The Colonel snorted. “Because I don’t think the sun shines out of Saint Bea’s ass. I don’t have any time for her peace and love nonsense. I’m a killer, boy. Bloody good at it too. Joined the marines as soon as I was able and never looked back. Never wanted anything else.”
“You seem to have had an impressive career, Colonel,” said Owen, indicating the medal ribbons.
“Bet your ass, boy. I fought in every campaign of note for the past thirty years. Killed men and aliens on a hundred worlds, first to advance and last to retreat, and loved every minute of it. No regrets, no bad dreams, no stirrings of conscience in the wee hours. Mother Bea never could understand that, and for a Saint she’s remarkably unforgiving to anyone who won’t toe the party line. She wants me to make confession, say I’m sorry and make my peace with God. Well, I’m not sorry, and I won’t say I was, and when I finally get to stand before God, I’ll look him right in the eye and say,
You made me a killer. I just did what you made me to do. Now, where’s the next enemy?

He laughed shortly, rooting around in the ruined half of his nose with a fingertip. “I was one of the best, but they still sent me here the moment I was diagnosed. I’m not bitter. Not really. But it came hard at the time, to give up my career for this shit-hole. Ironic, really. All the battles I fought, all the odds I beat, and in the end it wasn’t a sword or an energy blast that got me, just a stupid mindless disease, killing me by inches. Not at all how I expected to die.”
“You never expected to die,” said Otto. “You thought you were so special you’d live forever.”
“Maybe,” said the Colonel. He looked at Owen. “Don’t suppose you brought any cigars with you? No, of course not. Just as well, filthy habit anyway. But it’s one of the few things I do miss. . . . I missed the rebellion, you know. Biggest bloody war in the history of the Empire, and I never got to fight in it. Shame. I would have liked to test myself against the Deathstalker and his crew. They would have been worthy adversaries. Still, Empress or Parliament, it makes no difference in the end. Neither one is going to let us off this planet.”
“No one cares about us,” said Otto. “They’re ashamed of us. We have no place in their bright new shining Empire.” He sniffed wetly and rubbed his nose with the back of his hand. “ I was gengineered like this, in case you were wondering, by my parents. They ran a traveling circus, and since hunchbacked dwarves don’t tend to occur naturally anymore, they made one of their own. I was one of the stars of the show. Audiences loved to come and pity me from a safe distance. But no one ever asked me what I wanted. What my dreams were. So the minute I hit sixteen, I went straight to the nearest recruiting office and signed on. I was supposed to be a mascot, but I quickly demonstrated such a natural aptitude for killing people that I got upgraded to full service inside a year. Never looked back.”
“We fought side by side in a hundred battles,” said the Colonel. “Nasty little man. Very good with a gutting knife. And when I came here, he came with me. He didn’t have leprosy then. A good friend, but dumb as shit.”

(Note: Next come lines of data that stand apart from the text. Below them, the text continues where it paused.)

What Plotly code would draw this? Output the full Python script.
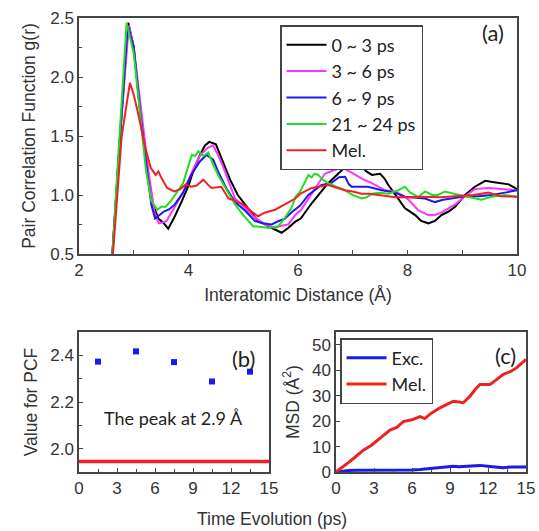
import plotly.graph_objects as go

# ---------------- Panel (a): pair correlation functions ----------------
r_0_3 = [2.55, 2.61, 2.75, 2.90, 3.0, 3.13, 3.24, 3.35, 3.45, 3.55, 3.63, 3.75, 3.88, 4.0, 4.1, 4.2, 4.3, 4.38,
         4.5, 4.6, 4.76, 4.9, 5.06, 5.25, 5.46, 5.6, 5.70, 5.82, 5.95, 6.05, 6.25, 6.55, 6.80, 6.98, 7.05, 7.16,
         7.25, 7.35, 7.50, 7.58, 7.65, 7.83, 7.95, 8.14, 8.25, 8.38, 8.5, 8.62, 8.75, 8.87, 9.05, 9.23, 9.42,
         9.55, 9.72, 9.85, 10.0]
g_0_3 = [0.25, 0.5, 1.5, 2.46, 2.25, 1.65, 1.23, 0.92, 0.80, 0.76, 0.715, 0.82, 0.95, 1.08, 1.22, 1.33, 1.42, 1.45,
         1.43, 1.32, 1.13, 1.0, 0.90, 0.79, 0.735, 0.70, 0.68, 0.72, 0.774, 0.80, 0.93, 1.10, 1.21, 1.28, 1.27, 1.24,
         1.20, 1.17, 1.18, 1.14, 1.085, 0.97, 0.89, 0.83, 0.78, 0.76, 0.78, 0.83, 0.86, 0.90, 1.0, 1.07, 1.12,
         1.11, 1.10, 1.09, 1.05]

r_3_6 = [2.55, 2.61, 2.75, 2.91, 3.0, 3.15, 3.27, 3.38, 3.46, 3.55, 3.6, 3.75, 3.9, 4.05, 4.2, 4.35, 4.45, 4.55,
         4.65, 4.85, 5.05, 5.21, 5.4, 5.58, 5.70, 5.82, 5.95, 6.05, 6.25, 6.49, 6.65, 6.80, 6.9, 7.04, 7.2, 7.35,
         7.59, 7.77, 7.9, 8.02, 8.20, 8.38, 8.5, 8.62, 8.87, 9.05, 9.23, 9.48, 9.72, 10.0]
g_3_6 = [0.25, 0.5, 1.5, 2.44, 2.25, 1.65, 1.2, 0.85, 0.76, 0.77, 0.78, 0.90, 1.02, 1.18, 1.33, 1.40, 1.42, 1.33,
         1.22, 0.97, 0.88, 0.81, 0.75, 0.72, 0.74, 0.75, 0.83, 0.87, 1.01, 1.18, 1.21, 1.23, 1.21, 1.17, 1.13, 1.10,
         1.04, 1.03, 1.0, 0.96, 0.87, 0.83, 0.83, 0.85, 0.92, 0.99, 1.05, 1.06, 1.05, 1.04]

r_6_9 = [2.55, 2.61, 2.75, 2.89, 3.0, 3.13, 3.24, 3.32, 3.39, 3.47, 3.55, 3.65, 3.75, 3.9, 4.05, 4.2, 4.33, 4.45,
         4.54, 4.7, 4.85, 5.05, 5.21, 5.35, 5.52, 5.65, 5.76, 5.9, 6.04, 6.19, 6.43, 6.6, 6.75, 6.86, 6.93, 6.98,
         7.28, 7.53, 7.77, 7.95, 8.1, 8.32, 8.50, 8.65, 8.80, 9.05, 9.3, 9.54, 9.78, 10.0]
g_6_9 = [0.25, 0.5, 1.5, 2.44, 2.25, 1.65, 1.22, 0.92, 0.80, 0.83, 0.86, 0.88, 0.92, 1.02, 1.17, 1.28, 1.34, 1.30,
         1.20, 1.05, 0.94, 0.86, 0.78, 0.76, 0.75, 0.78, 0.80, 0.86, 0.91, 1.0, 1.085, 1.10, 1.15, 1.155, 1.09, 1.07,
         1.07, 1.04, 1.02, 0.985, 0.98, 0.97, 0.94, 0.96, 0.97, 0.99, 0.99, 1.0, 1.02, 1.04]

r_21_24 = [2.55, 2.61, 2.74, 2.87, 3.0, 3.12, 3.22, 3.32, 3.43, 3.5, 3.58, 3.68, 3.8, 3.9, 4.0, 4.06, 4.12, 4.18,
           4.27, 4.36, 4.45, 4.54, 4.7, 4.85, 5.0, 5.18, 5.3, 5.46, 5.64, 5.75, 5.88, 5.95, 6.04, 6.1, 6.19, 6.25,
           6.3, 6.37, 6.45, 6.55, 6.7, 6.86, 7.0, 7.16, 7.25, 7.35, 7.5, 7.65, 7.83, 7.95, 8.05, 8.20, 8.32, 8.45,
           8.56, 8.68, 8.85, 9.05, 9.2, 9.35, 9.54, 9.78, 10.0]
g_21_24 = [0.25, 0.5, 1.5, 2.46, 2.2, 1.65, 1.22, 0.95, 0.875, 0.90, 0.90, 0.95, 1.03, 1.10, 1.25, 1.34, 1.33, 1.37,
           1.33, 1.36, 1.26, 1.17, 1.04, 0.92, 0.83, 0.735, 0.73, 0.72, 0.735, 0.80, 0.89, 0.98, 1.03, 1.085, 1.17, 1.15,
           1.18, 1.17, 1.13, 1.10, 1.07, 1.04, 1.0, 0.97, 0.98, 1.01, 1.02, 1.01, 1.04, 1.07, 1.02, 0.985, 1.03, 1.0,
           1.0, 1.03, 1.01, 0.99, 0.98, 0.96, 0.985, 1.0, 0.985]

r_mel = [2.55, 2.62, 2.78, 2.93, 3.0, 3.10, 3.2, 3.31, 3.40, 3.45, 3.50, 3.61, 3.74, 3.85, 3.95, 4.05, 4.15, 4.27,
         4.35, 4.42, 4.6, 4.73, 4.85, 5.0, 5.15, 5.27, 5.39, 5.58, 5.76, 5.95, 6.04, 6.25, 6.55, 6.7, 6.86, 7.0,
         7.16, 7.3, 7.47, 7.6, 7.77, 8.02, 8.3, 8.6, 8.9, 9.2, 9.48, 9.7, 10.0]
g_mel = [0.25, 0.5, 1.5, 1.95, 1.85, 1.65, 1.42, 1.23, 1.17, 1.20, 1.15, 1.06, 1.03, 1.05, 1.09, 1.07, 1.08, 1.13,
         1.09, 1.06, 1.07, 0.97, 0.95, 0.92, 0.86, 0.82, 0.85, 0.875, 0.92, 0.97, 1.01, 1.06, 1.085, 1.06, 1.04, 1.03,
         1.01, 1.01, 1.0, 0.99, 0.98, 0.98, 0.985, 0.98, 0.99, 1.0, 1.02, 0.99, 0.985]

pcf_names = ["0 ~ 3 ps", "3 ~ 6 ps", "6 ~ 9 ps", "21 ~ 24 ps", "Mel."]
pcf_colors = ["#000000", "#ff33ff", "#1a1aee", "#22dd22", "#ee2222"]

# ---------------- Panel (b): peak value at 2.9 A ----------------
peak_time = [1.5, 4.5, 7.5, 10.5, 13.5]
peak_value = [2.373, 2.417, 2.371, 2.288, 2.330]
mel_peak_time = [0, 15]
mel_peak_value = [1.945, 1.945]

# ---------------- Panel (c): MSD ----------------
msd_time = [0, 0.5, 1, 1.5, 2.16, 2.8, 3.47, 4.26, 4.8, 5.31, 6.0, 6.63, 7.0, 7.5, 8.21, 8.8, 9.26, 9.7, 10.05,
            10.58, 11.0, 11.37, 12.16, 12.6, 13.21, 13.8, 14.27, 14.6, 15]
msd_mel = [0, 1.8, 3.8, 5.8, 8.6, 10.5, 13.2, 16.5, 17.5, 19.8, 20.5, 21.8, 21.0, 23.0, 25.2, 26.5, 27.8, 27.5, 27.2,
           29.8, 32.5, 34.4, 34.4, 36.0, 38.4, 39.5, 41.0, 42.5, 44.3]
msd_exc = [0, 0.4, 0.6, 0.7, 0.7, 0.6, 0.7, 0.8, 0.7, 0.7, 0.8, 1.0, 1.2, 1.5, 2.0, 2.2, 2.3, 2.1, 2.2,
           2.3, 2.4, 2.6, 2.2, 2.0, 1.7, 2.0, 2.1, 2.0, 2.0]

W, H = 539, 531
def px(x):
    return x / W
def py(y):
    return 1 - y / H

fig = go.Figure()

pcf_r = [r_0_3, r_3_6, r_6_9, r_21_24, r_mel]
pcf_g = [g_0_3, g_3_6, g_6_9, g_21_24, g_mel]
for name, col, rr, gg in zip(pcf_names, pcf_colors, pcf_r, pcf_g):
    fig.add_trace(go.Scatter(x=rr, y=gg, mode="lines", name=name, line=dict(color=col, width=2),
                             xaxis="x", yaxis="y", legend="legend"))

fig.add_trace(go.Scatter(x=mel_peak_time, y=mel_peak_value, mode="lines", line=dict(color="#ee2222", width=3.5),
                         xaxis="x2", yaxis="y2", showlegend=False))
fig.add_trace(go.Scatter(x=peak_time, y=peak_value, mode="markers",
                         marker=dict(symbol="square", size=6, color="#1a1aee"),
                         xaxis="x2", yaxis="y2", showlegend=False))

fig.add_trace(go.Scatter(x=msd_time, y=msd_exc, mode="lines", name="Exc.", line=dict(color="#1a1aee", width=3),
                         xaxis="x3", yaxis="y3", legend="legend2"))
fig.add_trace(go.Scatter(x=msd_time, y=msd_mel, mode="lines", name="Mel.", line=dict(color="#ee2222", width=3),
                         xaxis="x3", yaxis="y3", legend="legend2"))

tickfont = dict(family="Liberation Sans, Arial, sans-serif", size=17, color="#333333")
titlefont = dict(family="Liberation Sans, Arial, sans-serif", size=17.5, color="#333333")
axcommon = dict(showline=True, linecolor="#444444", linewidth=1.5, mirror=True, showgrid=False, zeroline=False,
                ticks="inside", ticklen=4, tickcolor="#444444", tickfont=tickfont, automargin=False)

def label(text, x, y, size, family="Lato, sans-serif", color="#222222"):
    return dict(text=text, x=px(x), y=py(y), xref="paper", yref="paper", showarrow=False,
                xanchor="center", yanchor="middle", font=dict(family=family, size=size, color=color))

fig.update_layout(
    width=W, height=H, autosize=False,
    margin=dict(l=0, r=0, t=0, b=0),
    paper_bgcolor="white", plot_bgcolor="white",
    xaxis=dict(domain=[px(79), px(517)], range=[2, 10], dtick=2, anchor="y",
               minor=dict(dtick=1, ticks="inside", ticklen=4, tickcolor="#444444"),
               title=dict(text="Interatomic Distance (Å)", font=titlefont, standoff=10), **axcommon),
    yaxis=dict(domain=[py(254), py(18)], range=[0.5, 2.5], dtick=0.5, tickformat=".1f", anchor="x",
               minor=dict(dtick=0.25, ticks="inside", ticklen=3, tickcolor="#444444"),
               title=dict(text="Pair Correlation Function g(r)", font=titlefont, standoff=10), **axcommon),
    xaxis2=dict(domain=[px(79), px(269)], range=[0, 15], dtick=3, anchor="y2",
                minor=dict(dtick=1.5, ticks="inside", ticklen=3, tickcolor="#444444"), **axcommon),
    yaxis2=dict(domain=[py(472), py(332)], range=[1.9, 2.5], tickvals=[2.0, 2.2, 2.4], tickformat=".1f", anchor="x2",
                minor=dict(dtick=0.1, ticks="inside", ticklen=3, tickcolor="#444444"),
                title=dict(text="Value for PCF", font=titlefont, standoff=8), **axcommon),
    xaxis3=dict(domain=[px(336), px(526)], range=[0, 15], dtick=3, anchor="y3",
                minor=dict(dtick=1.5, ticks="inside", ticklen=3, tickcolor="#444444"), **axcommon),
    yaxis3=dict(domain=[py(472), py(332)], range=[0, 55], dtick=10, anchor="x3",
                title=dict(text="MSD (Å<sup>2</sup>)", font=titlefont, standoff=8), **axcommon),
    legend=dict(x=px(280), y=py(25), xanchor="left", yanchor="top", bgcolor="white",
                bordercolor="#444444", borderwidth=1.5, tracegroupgap=0,
                font=dict(family="Lato, sans-serif", size=18, color="#222222"), itemwidth=40),
    legend2=dict(x=px(340), y=py(338), xanchor="left", yanchor="top", bgcolor="white",
                 bordercolor="#444444", borderwidth=1.5,
                 font=dict(family="Lato, sans-serif", size=18, color="#222222"), itemwidth=40),
    annotations=[
        label("(a)", 493, 33, 22),
        label("(b)", 243, 358, 22),
        label("(c)", 505, 355, 22),
        label("The peak at 2.9 Å", 173, 418, 18),
        label("Time Evolution (ps)", 272, 519, 17.5, family="Liberation Sans, Arial, sans-serif", color="#333333"),
    ],
)

fig.write_html("out.html", config={"displayModeBar": False},
               post_script="document.body.style.margin='0';")
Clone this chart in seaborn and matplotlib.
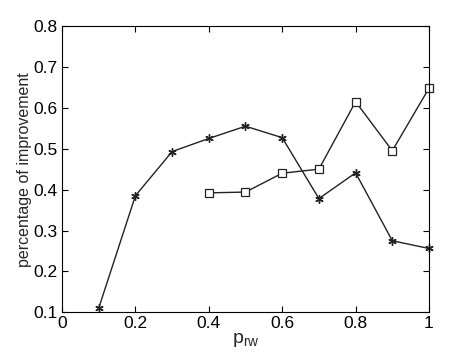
import matplotlib
matplotlib.use("Agg")
import matplotlib.pyplot as plt
import seaborn as sns
import pandas as pd

x_star = [0.1, 0.2, 0.3, 0.4, 0.5, 0.6, 0.7, 0.8, 0.9, 1.0]
y_star = [0.110, 0.385, 0.493, 0.525, 0.555, 0.527, 0.378, 0.441, 0.275, 0.256]
x_sq = [0.4, 0.5, 0.6, 0.7, 0.8, 0.9, 1.0]
y_sq = [0.392, 0.394, 0.440, 0.450, 0.615, 0.495, 0.648]
xticks = [0, 0.2, 0.4, 0.6, 0.8, 1]
xticklabels = ["0", "0.2", "0.4", "0.6", "0.8", "1"]
yticks = [0.1, 0.2, 0.3, 0.4, 0.5, 0.6, 0.7, 0.8]
yticklabels = ["0.1", "0.2", "0.3", "0.4", "0.5", "0.6", "0.7", "0.8"]

sns.set_style("ticks")
plt.rcParams['font.family'] = ['Liberation Sans', 'DejaVu Sans']
plt.rcParams['mathtext.fontset'] = 'custom'
plt.rcParams['mathtext.rm'] = 'Liberation Sans'
plt.rcParams['mathtext.it'] = 'Liberation Sans'

fig = plt.figure(figsize=(4.74, 3.55), dpi=100)
ax = fig.add_axes([62 / 474, 1 - 312.3 / 355, (429 - 62) / 474, (312.3 - 26) / 355])

df_star = pd.DataFrame({"x": x_star, "y": y_star})
df_sq = pd.DataFrame({"x": x_sq, "y": y_sq})
sns.lineplot(data=df_star, x="x", y="y", ax=ax, color="#222222", linewidth=1.0,
             marker=(6, 2, 0), markersize=6, markeredgecolor="#222222",
             markeredgewidth=1.0, clip_on=False)
sns.lineplot(data=df_sq, x="x", y="y", ax=ax, color="#222222", linewidth=1.0,
             marker="s", markersize=6, markerfacecolor="white",
             markeredgecolor="#222222", markeredgewidth=0.9, clip_on=False)

ax.set_xlim(0, 1)
ax.set_ylim(0.1, 0.8)
ax.set_xticks(xticks)
ax.set_xticklabels(xticklabels)
ax.set_yticks(yticks)
ax.set_yticklabels(yticklabels)
ax.tick_params(direction="in", top=True, right=True, length=4, width=0.8,
               labelsize=12.5, colors="black", pad=3)
for s in ax.spines.values():
    s.set_visible(True)
    s.set_linewidth(0.8)
    s.set_color("black")
ax.set_xlabel(r"p$_{\mathregular{rw}}$", fontsize=14, labelpad=0)
ax.set_ylabel("percentage of improvement", fontsize=11.5, labelpad=1)

fig.savefig("out.png", dpi=100)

“True,” said Otto. “Very true.”
“Thank God for the Hadenmen. They gave us purpose again. At least now I have a real enemy to vent my spleen on. And a chance to die a warrior’s death instead of rotting away, day after day. And best of all, after months of open disapproval for my past wicked ways, Saint Bea had to come to me to help train her people how to fight. Must have stuck in her craw something fierce, but she did it. Came and asked us right in front of everybody.”